Draping the Digital: Historic Fashion for XR Performance
Project partners: Bath Spa University, Fashion Museum Bath, Bristol Digital Futures Institute (BDFI), Nephelie Technologies, Martin Parsons
Researchers at Bath Spa University are leading a collaboration to explore how extended reality technologies can reimagine historic fashion for contemporary performance. The project is also developing methods to unlock fashion museum archives for creative use in film, games and live virtual performance.
Historic garments are powerful cultural artefacts, yet their fragility means they are usually encountered only as static objects. Movement—how fabric drapes, flows, and responds to the body—is central to understanding their design, craft, and cultural meaning.
By combining volumetric capture using 3D Gaussian Splatting of performers with digitally reconstructed garments, the project team will enable performers to “wear” clothing that could never be worn physically. This approach opens new creative possibilities for virtual production, where historically accurate costumes can be inhabited in virtual form and period garments can be visualised, simulated, and interacted with in real time.
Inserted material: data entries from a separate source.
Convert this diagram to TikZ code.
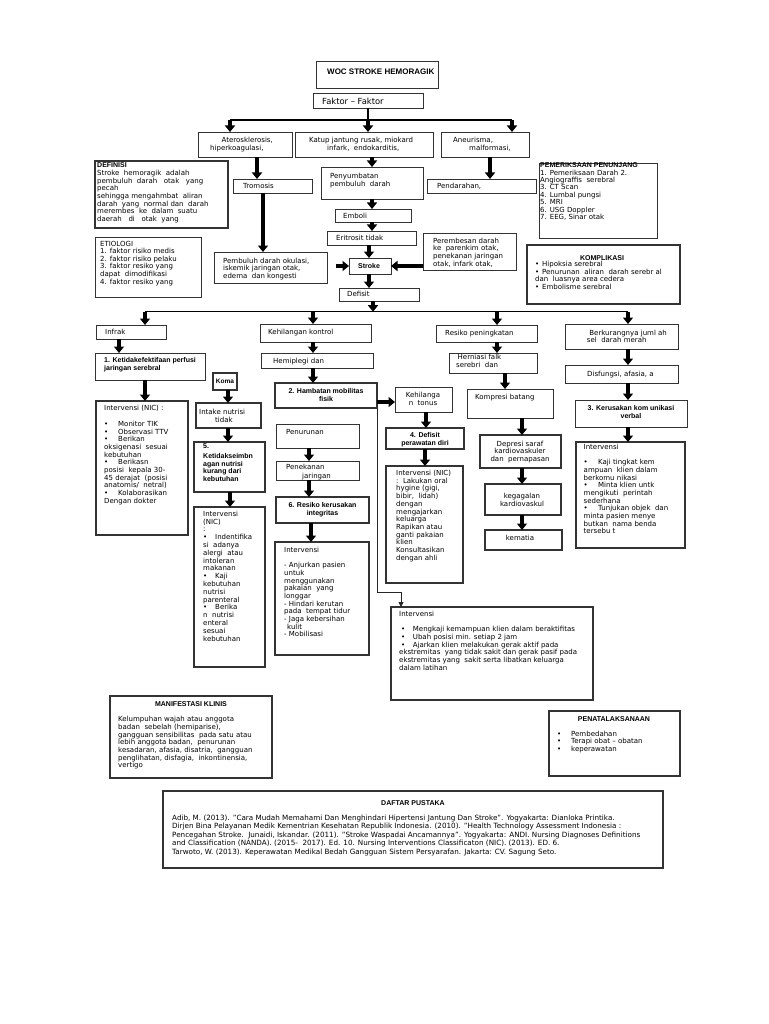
\documentclass[tikz,border=0pt]{standalone}
\usepackage{fontspec}
\setmainfont{DejaVu Sans}
\newfontfamily\arialf{Liberation Sans}
\usetikzlibrary{arrows.meta,calc}
\newcommand\ftN{\fontsize{7}{7.7}\selectfont}
\newcommand\ftB{\arialf\bfseries\fontsize{7}{8}\selectfont}
\newcommand\ftS{\fontsize{7.2}{8.5}\selectfont}
\newcommand\blt[1][14pt]{\makebox[#1][l]{•}}
\newcommand\mkbox[6][box]{\pgfmathsetmacro\bw{#5-#3}\pgfmathsetmacro\bh{#6-#4}\node[#1,minimum width=\bw pt,minimum height=\bh pt] (#2) at (#3,#4) {};}
\newcommand\tx[5][]{\node[txt,#1] (#2) at (#3,#4) {#5};}
\newcommand\va[3]{\draw[arr] (#1,0 |- #2) -- (#1,0 |- #3);}
\begin{document}
\begin{tikzpicture}[x=1pt,y=-1pt,
  box/.style={draw=black!80, line width=0.75pt, anchor=north west, inner sep=0pt, outer sep=0pt},
  tbox/.style={box, line width=1.2pt},
  txt/.style={inner sep=0pt, anchor=north west, align=left, font=\ftN, yshift=3.3pt, execute at begin node=\strut},
  ctr/.style={anchor=north, align=center},
  arr/.style={draw=black, line width=3.3pt, -{Triangle[width=10pt,length=6.5pt]}},
  distr/.style={draw=black, line width=1.3pt},
  thinarr/.style={draw=black!85, line width=0.8pt, -{Triangle[width=5pt,length=5pt]}}]
\fill[white] (0,0) rectangle (768,1024);
\useasboundingbox (0,0) rectangle (768,1024);

% ---------- boxes ----------
\mkbox{title}{316}{61}{438}{88}
\mkbox{faktor}{313}{93}{423}{108}
\mkbox{atero}{198}{132}{292}{157}
\mkbox{katup}{295}{132}{433}{157}
\mkbox{aneu}{441}{132}{529}{157}
\mkbox[tbox]{defin}{95}{161}{228}{228}
\mkbox{tromo}{233}{179}{312}{193}
\mkbox{penyum}{321}{167}{423}{199}
\mkbox{pendar}{427}{179}{536}{193}
\mkbox{pemer}{539}{163}{657}{238}
\mkbox{emboli}{335}{209}{411}{222}
\mkbox{eritro}{327}{231}{416}{245}
\mkbox{etio}{95}{237}{201}{297}
\mkbox{perem}{423}{233}{516}{270}
\mkbox{stroke}{349}{258}{391}{274}
\mkbox{pembul}{214}{252}{327}{283}
\mkbox[tbox]{kompl}{527}{245}{680}{304}
\mkbox{defisit}{339}{288}{419}{301}
\mkbox{infrak}{96}{325}{166}{339}
\mkbox{kehil}{260}{324}{371}{342}
\mkbox{resiko}{436}{325}{537}{342}
\mkbox{berkur}{565}{324}{678}{349}
\mkbox{dA}{95}{353}{205}{380}
\mkbox{hemi}{261}{353}{373}{368}
\mkbox{hern}{449}{353}{537}{373}
\mkbox{disf}{565}{365}{678}{383}
\mkbox[tbox]{koma}{213}{373}{237}{390}
\mkbox[tbox]{dB}{275}{383}{377}{408}
\mkbox{kton}{395}{387}{452}{412}
\mkbox{komp}{467}{389}{553}{418}
\mkbox{dC}{575}{400}{687}{427}
\mkbox[tbox]{intA}{96}{401}{188}{535}
\mkbox[tbox]{intake}{196}{403}{261}{428}
\mkbox{penA}{276}{424}{359}{448}
\mkbox[tbox]{dD}{386}{428}{464}{449}
\mkbox[tbox]{depr}{480}{435}{561}{468}
\mkbox[tbox]{dE}{194}{442}{265}{492}
\mkbox[tbox]{intC}{576}{442}{685}{548}
\mkbox{penB}{276}{461}{359}{480}
\mkbox[tbox]{intD}{386}{466}{463}{583}
\mkbox[tbox]{gagal}{485}{484}{561}{515}
\mkbox[tbox]{dF}{276}{497}{369}{523}
\mkbox[tbox]{intE}{194}{507}{265}{667}
\mkbox[tbox]{mati}{485}{530}{562}{550}
\mkbox[tbox]{intF}{275}{542}{369}{655}
\mkbox[tbox]{intB}{391}{607}{593}{700}
\mkbox[tbox]{manif}{110}{696}{272}{778}
\mkbox[tbox]{penat}{549}{711}{680}{776}
\mkbox[tbox]{pustaka}{163}{791}{663}{868}

% ---------- texts ----------
\tx[font={\arialf\bfseries\fontsize{8}{9}\selectfont}]{titleT}{327}{71}{WOC STROKE HEMORAGIK}
\tx[font={\fontsize{8.4}{9}\selectfont}]{faktorT}{322}{101}{Faktor – Faktor}
\tx[font={\fontsize{7}{7.2}\selectfont}]{ateroT}{210}{140.7}{\hspace*{11.5pt}Aterosklerosis,\\hiperkoagulasi,}
\tx[font={\fontsize{7}{7.2}\selectfont}]{katupT}{309}{140.7}{Katup jantung rusak, miokard\\\hspace*{18pt}infark,\ \ endokarditis,}
\tx[font={\fontsize{7}{7.2}\selectfont}]{aneuT}{453}{140.7}{Aneurisma,\\\hspace*{16pt}malformasi,}
\tx{definT}{97}{166}{{\ftB DEFINISI}\\Stroke\ \ hemoragik\ \ adalah\\pembuluh\ \ darah\ \ \ otak\ \ \ yang\\pecah\\sehingga mengahmbat\ \ aliran\\darah\ \ yang\ \ normal dan\ \ darah\\merembes\ \ ke\ \ dalam\ \ suatu\\daerah\ \ \ di\ \ \ otak\ \ yang}
\tx{tromoT}{243}{186}{Tromosis}
\tx{penyumT}{330}{176.7}{Penyumbatan\\pembuluh\ \ darah}
\tx{pendarT}{437}{186}{Pendarahan,}
\tx[font={\fontsize{7}{7.4}\selectfont}]{pemerT}{540}{166}{{\ftB PEMERIKSAAN PENUNJANG}\\1. Pemeriksaan Darah 2.\\Angiograffis\ \ serebral\\3. CT Scan\\4. Lumbal pungsi\\5. MRI\\6. USG Doppler\\7. EEG, Sinar otak}
\tx{emboliT}{343}{216}{Emboli}
\tx{eritroT}{336}{238}{Eritrosit tidak}
\tx[font={\fontsize{7}{7.6}\selectfont}]{etioT}{100}{244}{ETIOLOGI\\1. faktor risiko medis\\2. faktor risiko pelaku\\3. faktor resiko yang\\dapat\ \ dimodifikasi\\4. faktor resiko yang}
\tx{peremT}{433}{241}{Perembesan darah\\ke\ \ parenkim otak,\\penekanan jaringan\\otak, infark otak,}
\tx[font=\ftB]{strokeT}{358}{266}{Stroke}
\tx{pembulT}{223}{261}{Pembuluh darah okulasi,\\iskemik jaringan otak,\\edema\ \ dan kongesti}
\tx[ctr,font=\ftB]{komplT}{602}{257.7}{KOMPLIKASI}
\tx[font={\fontsize{7}{7.4}\selectfont}]{komplB}{535}{264.7}{\blt[7pt]Hipoksia serebral\\\blt[7pt]Penurunan\ \ aliran\ \ darah serebr al\\dan\ \ luasnya area cedera\\\blt[7pt]Embolisme serebral}
\tx{defisitT}{347}{294.5}{Defisit}
\tx{infrakT}{105}{332}{Infrak}
\tx{kehilT}{268}{332}{Kehilangan kontrol}
\tx{resikoT}{445}{333}{Resiko peningkatan}
\tx{berkurT}{586.7}{333}{\hspace*{2.5pt}Berkurangnya juml ah\\sel\ \ darah merah}
\tx[font=\ftB]{dAT}{104}{361}{1. Ketidakefektifaan perfusi\\jaringan serebral}
\tx{hemiT}{273}{361}{Hemiplegi dan}
\tx[font={\fontsize{7}{8}\selectfont}]{hernT}{456}{357}{\hspace*{1.5pt}Herniasi falk\\serebri\ \ dan}
\tx{disfT}{587}{374}{Disfungsi, afasia, a}
\tx[ctr,font={\arialf\bfseries\fontsize{6.5}{8}\selectfont}]{komaT}{225}{381}{Koma}
\tx[ctr,font={\arialf\bfseries\fontsize{7}{7.5}\selectfont}]{dBT}{326}{391.7}{2. Hambatan mobilitas\\fisik}
\tx[ctr,font={\fontsize{7}{7.5}\selectfont}]{ktonT}{423}{395.7}{Kehilanga\\n\ \ tonus}
\tx{kompT}{475}{397}{Kompresi batang}
\tx[ctr,font=\ftB]{dCT}{631}{409}{3. Kerusakan kom unikasi\\verbal}
\tx{intAT}{104}{408.7}{Intervensi (NIC) :\\~\\\blt Monitor TIK\\\blt Observasi TTV\\\blt Berikan\\oksigenasi\ \ sesuai\\kebutuhan\\\blt Berikasn\\posisi\ \ kepala 30-\\45 derajat\ \ (posisi\\anatomis/\ \ netral)\\\blt Kolaborasikan\\Dengan dokter}
\tx[font={\fontsize{7}{8}\selectfont}]{intakeT}{199}{412}{Intake nutrisi\\\hspace*{16pt}tidak}
\tx{penAT}{286}{432}{Penurunan}
\tx[ctr,font={\arialf\bfseries\fontsize{7}{8.3}\selectfont}]{dDT}{425}{435.7}{4. Defisit\\perawatan diri}
\tx[ctr,font={\fontsize{7}{7.5}\selectfont}]{deprT}{520}{444}{Depresi saraf\\kardiovaskuler\\dan\ \ pernapasan}
\tx[font={\arialf\bfseries\fontsize{7}{7.7}\selectfont}]{dET}{203}{446.7}{5.\\[2.3pt]Ketidakseimbn\\agan nutrisi\\kurang dari\\kebutuhan}
\tx{intCT}{583.5}{447}{Intervensi\\~\\\blt[14.5pt]Kaji tingkat kem\\ampuan\ \ klien dalam\\berkomu nikasi\\\blt[14.5pt]Minta klien untk\\mengikuti\ \ perintah\\sederhana\\\blt[14.5pt]Tunjukan objek\ \ dan\\minta pasien menye\\butkan\ \ nama benda\\tersebu t}
\tx[font={\fontsize{7}{8.7}\selectfont}]{penBT}{286}{467.7}{Penekanan\\\hspace*{16pt}jaringan}
\tx{intDT}{396}{473.3}{Intervensi (NIC)\\:\ \ Lakukan oral\\hygine (gigi,\\bibir,\ \ lidah)\\dengan\\mengajarkan\\keluarga\\Rapikan atau\\ganti pakaian\\klien\\Konsultasikan\\dengan ahli}
\tx[ctr,font={\fontsize{7}{8}\selectfont}]{gagalT}{522}{496}{kegagalan\\kardiovaskul}
\tx[ctr,font=\ftB]{dFT}{322.5}{506}{6. Resiko kerusakan\\integritas}
\tx[font={\fontsize{7}{7.8}\selectfont}]{intET}{203}{514}{Intervensi\\(NIC)\\:\\\blt[12pt]Indentifika\\si\ \ adanya\\alergi\ \ atau\\intoleran\\makanan\\\blt[12pt]Kaji\\kebutuhan\\nutrisi\\parenteral\\\blt[12pt]Berika\\n\ \ nutrisi\\enteral\\sesuai\\kebutuhan}
\tx[ctr]{matiT}{520}{538}{kematia}
\tx{intFT}{284}{550}{Intervensi\\~\\- Anjurkan pasien\\untuk\\menggunakan\\pakaian\ \ yang\\longgar\\- Hindari kerutan\\pada\ \ tempat tidur\\- Jaga kebersihan\\\hspace*{3pt}kulit\\- Mobilisasi}
\tx{intBT}{399}{614}{Intervensi\\~\\\hspace*{2pt}\blt[11.7pt]Mengkaji kemampuan klien dalam beraktifitas\\\hspace*{2pt}\blt[11.7pt]Ubah posisi min. setiap 2 jam\\\hspace*{2pt}\blt[11.7pt]Ajarkan klien melakukan gerak aktif pada\\ekstremitas\ \ yang tidak sakit dan gerak pasif pada\\ekstremitas yang\ \ sakit serta libatkan keluarga\\dalam latihan}
\tx[ctr,font=\ftB]{manifT}{191}{704}{MANIFESTASI KLINIS}
\tx{manifB}{118}{719.5}{Kelumpuhan wajah atau anggota\\badan\ \ sebelah (hemiparise),\\gangguan sensibilitas\ \ pada satu atau\\lebih anggota badan,\ \ penurunan\\kesadaran, afasia, disatria,\ \ gangguan\\penglihatan, disfagia,\ \ inkontinensia,\\vertigo}
\tx[ctr,font=\ftB]{penatT}{614}{719}{PENATALAKSANAAN}
\tx{penatB}{557}{734}{\blt Pembedahan\\\blt Terapi obat – obatan\\\blt keperawatan}
\tx[ctr,font=\ftB]{pustT}{413}{803}{DAFTAR PUSTAKA}
\tx[font=\ftS]{pustB}{172}{818}{Adib, M. (2013). "Cara Mudah Memahami Dan Menghindari Hipertensi Jantung Dan Stroke". Yogyakarta: Dianloka Printika.\\Dirjen Bina Pelayanan Medik Kementrian Kesehatan Republik Indonesia. (2010). "Health Technology Assessment Indonesia :\\Pencegahan Stroke.\ \ Junaidi, Iskandar. (2011). "Stroke Waspadai Ancamannya". Yogyakarta: ANDI. Nursing Diagnoses Definitions\\and Classification (NANDA). (2015-\ \ 2017). Ed. 10. Nursing Interventions Classificaton (NIC). (2013). ED. 6.\\Tarwoto, W. (2013). Keperawatan Medikal Bedah Gangguan Sistem Persyarafan. Jakarta: CV. Sagung Seto.}

% ---------- connectors ----------
\coordinate (jA) at (368,120);
\coordinate (La) at (230,120);
\coordinate (Lb) at (512,120);
\draw[distr] (faktor.south) -- (jA);
\draw[distr] (La) -- (Lb);
\draw[arr] (La) -- (La |- atero.north);
\draw[arr] (jA) -- (jA |- katup.north);
\draw[arr] (Lb) -- (Lb |- aneu.north);
\va{257}{atero.south}{tromo.north}
\va{263}{tromo.south}{pembul.north}
\va{372}{katup.south}{penyum.north}
\va{490}{aneu.south}{pendar.north}
\va{372}{penyum.south}{emboli.north}
\va{372}{emboli.south}{eritro.north}
\va{369}{eritro.south}{stroke.north}
\va{369}{stroke.south}{defisit.north}
\coordinate (sL) at (336,266);
\draw[arr] (sL) -- (stroke.west);
\draw[arr] (perem.west |- stroke.east) -- (stroke.east);
\coordinate (M) at (373,311.7);
\coordinate (Ma) at (145,311.7);
\coordinate (Mb) at (628,311.7);
\draw[arr] (M |- defisit.south) -- (M);
\draw[distr] (Ma) -- (Mb);
\draw[arr] (Ma) -- (Ma |- infrak.north);
\va{313}{M}{kehil.north}
\va{497}{M}{resiko.north}
\draw[arr] (Mb) -- (Mb |- berkur.north);
\va{119}{infrak.south}{dA.north}
\va{145}{dA.south}{intA.north}
\va{313}{kehil.south}{hemi.north}
\va{313}{hemi.south}{dB.north}
\va{497}{resiko.south}{hern.north}
\va{505}{hern.south}{komp.north}
\va{522}{komp.south}{depr.north}
\va{522}{depr.south}{gagal.north}
\va{522}{gagal.south}{mati.north}
\va{628}{berkur.south}{disf.north}
\va{628}{disf.south}{dC.north}
\va{628}{dC.south}{intC.north}
\va{228}{koma.south}{intake.north}
\va{228}{intake.south}{dE.north}
\va{230}{dE.south}{intE.north}
\draw[arr] (dB.east |- 0,402) -- (kton.west |- 0,402);
\va{426}{kton.south}{dD.north}
\va{425}{dD.south}{intD.north}
\va{309}{penA.south}{penB.north}
\va{309}{penB.south}{dF.north}
\va{311}{dF.south}{intF.north}
\draw[thinarr] (dB.south east) |- (401,592) -- (401,0 |- intB.north);
\end{tikzpicture}
\end{document}
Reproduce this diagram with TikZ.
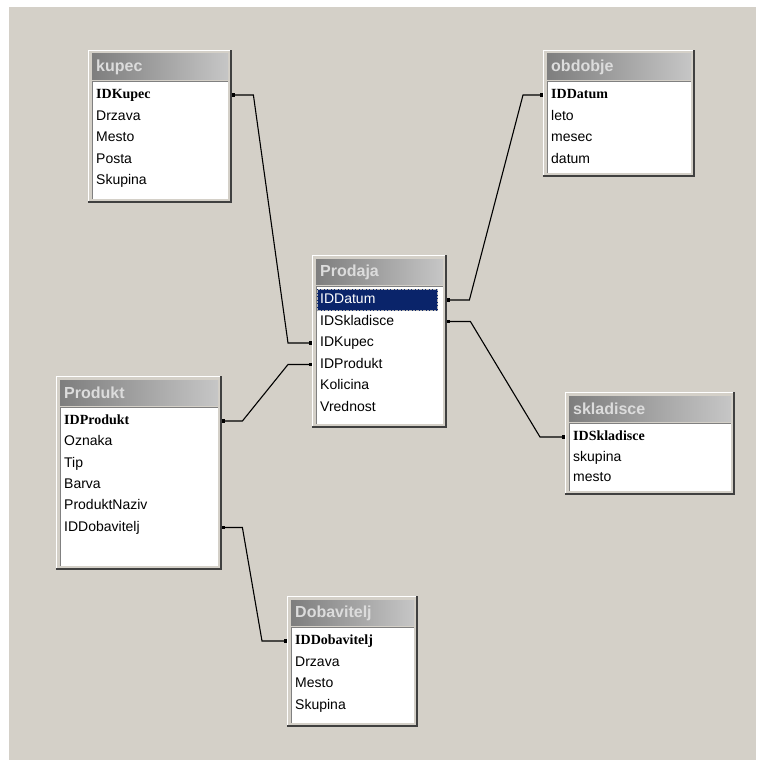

The project will deliver a complete workflow for translating garments from the Fashion Museum Bath into digital and virtual production environments. The pipeline spans high-resolution 3D scanning, pattern and garment reconstruction in CLO3D (a 3D fashion design software program creating virtual, true-to life garment visualization), creation of wearable virtual assets in Unreal Engine with cloth simulation, and final testing with performers in the Reality Emulator at Bristol Digital Futures Institute, in collaboration with Nephelie Technologies.
The project builds on an ongoing collaboration between Bath Spa University (Centre for Creative Technology, Future Fashion Works), Fashion Museum Bath and Nephelie Technologies that is developing new approaches to digitally reproducing collection garments, including reconstructing in CLO3D and optimising for XR.
The project is led by Dr Coral Manton, School of Design, with Gabby Shiner-Hill, Digital Fellow at Future Fashion Works, working with 3D capture expert Martin Parsons and CLO3D specialist Laura Fish. The Bath Spa University team includes Unreal Engine specialist Sam Sturtivant, production support by Nigel Fryatt and photography and lighting by Fred Reed.
Draping the Digital is one of eight university-led collaborations awarded up to £25,000 of R&D funding from the XR Network+ XR Labs Fund to develop extended reality prototypes using facilities at UK universities.